About the Presenters
Joakim Nivre is professor of computational linguistics at Uppsala University, Sweden. His research focuses on morphological and syntactic processing of natural language, often from a multilingual perspective. He is one of the main developers of the widely used MaltParser system and a co-founder and current director of the Universal Dependencies project. He has previously given tutorials on dependency parsing at ACL-COLING in Sydney in 2006 (with Sandra Kübler) and at EACL in Gothenburg in 2014 (with Ryan McDonald). He is currently the vice-president of the Association for Computational Linguistics.
Daniel Zeman is a senior researcher and lecturer in mathematical linguistics at Charles University, Prague. His research interests include syntactic parsing, computational morphology and machine translation. He is the main author of the morphological part of the UD guidelines, and he has actively participated in converting more than 15 treebanks to the UD standard.
Filip Ginter is an assistant professor at the University of Turku, Finland. His research interests include syntactic parsing, treebank development, large-scale corpora, and event extraction from scientific literature. He has contributed to the tools and the technical infrastructure of the UD project, as well as the development of the UD guidelines.
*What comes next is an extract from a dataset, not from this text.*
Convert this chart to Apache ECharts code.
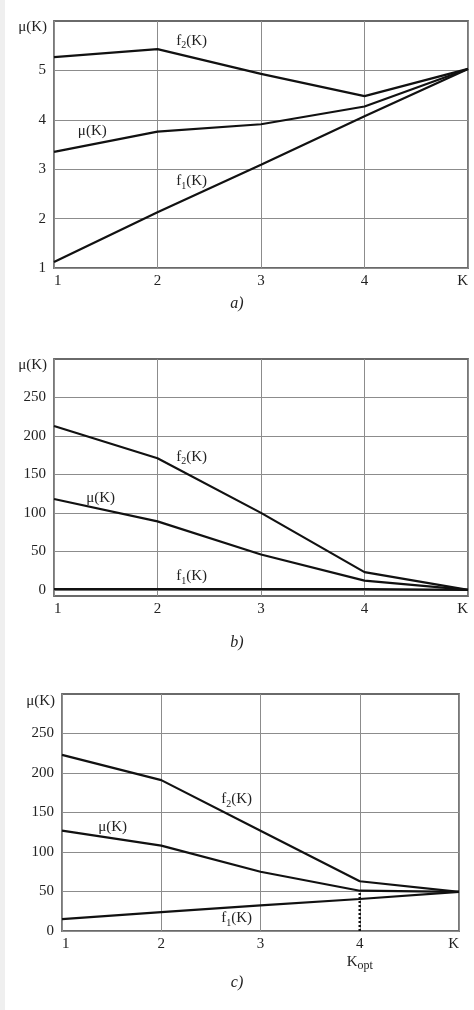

Francis Tyers is a postdoctoral fellow in Sámi and Russian language technology at UiT in Tromsø, Norway. His research area is language technology for lesser-resourced languages, and especially languages with rich morphology such as the Turkic and Uralic languages. He has been involved in the development of rule-based morphological analysers, machine translation systems and treebanks for a number of languages, including Kazakh, Tatar, Tuvan, Kyrgyz and Turkish. He is secretary and co-founder of the ACL SIG on Uralic languages (SIGUR).